The Url : http://www.apache.org/dyn/closer.cgi/lenya/SOURCES/apache-lenya-2.0.2-src.tar.gz is a html page containing download links, not a tar archive. This is the "Unix source code" link at http://lenya.apache.org/docu20/installation20/download20.html If I call it with Safari 4.0.2 the page is not displayed, a download is initiated. With Firefox the page is shown correctly.
It would appear that Safari is basing its decision to download to be due to the file extension, and not the content type being returned. We are doing things the same way as Cocoon and Maven. Both Tomcat and HTTPD run their own cgi for mirror selection. I don't know if we want do do this to fix a Safari issue or not.
I think you do. First there are a lot of safari users and this causes each one of them grief. Second the presentation of the link violates expectations. I think that it is a reasonable expectation that a link on a site distributing software that shows a link to a 19M file gets you that file when you click on it. Consider, if you want to present a link to a set of mirrors, having a link that says "Select download from mirrors".
filed webkit bug report: https://bugs.webkit.org/show_bug.cgi?id=32262
Thanks for the comment Alan and for filing a bug against Webkit. I see that you were testing against POI, which is a different project with a slightly different download presentation than our project. However, the behavior is the same. I don't know what the best option for fixing it is. We want to use what infrastructure provides to us, which is causing the problem. I did do some testing just now from Windows XP, and Chrome behaves as expected for the reported content type. However, Safari 4.0.4 531.21.10 under XP does exhibit the odd behavior with the tar.gz link, but not the .zip link. It will be interesting to see what the Webkit devs have to say.
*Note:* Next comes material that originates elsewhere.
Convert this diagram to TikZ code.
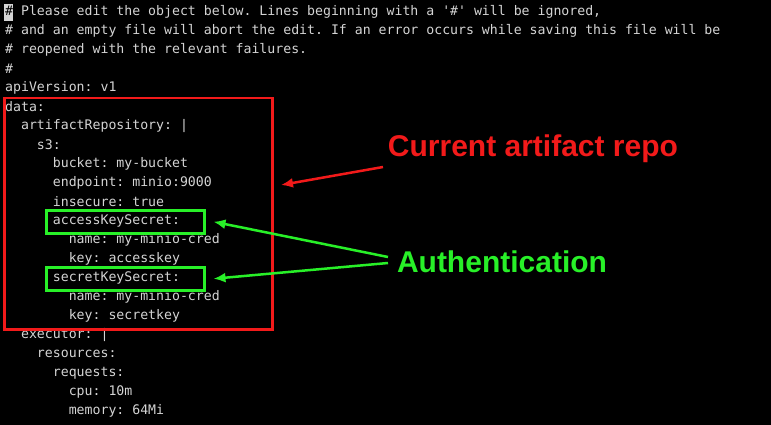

Here's the most likely cause from Alan's report: Request: GET /dyn/closer.cgi/poi/release/bin/poi-bin-3.5-FINAL-20090928.tar.gz HTTP/1.1 Accept-Encoding: gzip, deflate Response: Content-Encoding: gzip Content-Type: text/html So, by URL the browser thinks it is requesting a gzipped file, but it is also saying it will accept gzipped content from HTTPD. HTTPD sends it back the webpage gzipped and tells Safari that it is text/html. Safari sees the gz file extension and the gzipped content and ignores the Content-Type being sent back by HTTPD. So it downloads the page which is gzipped when Safari gets it.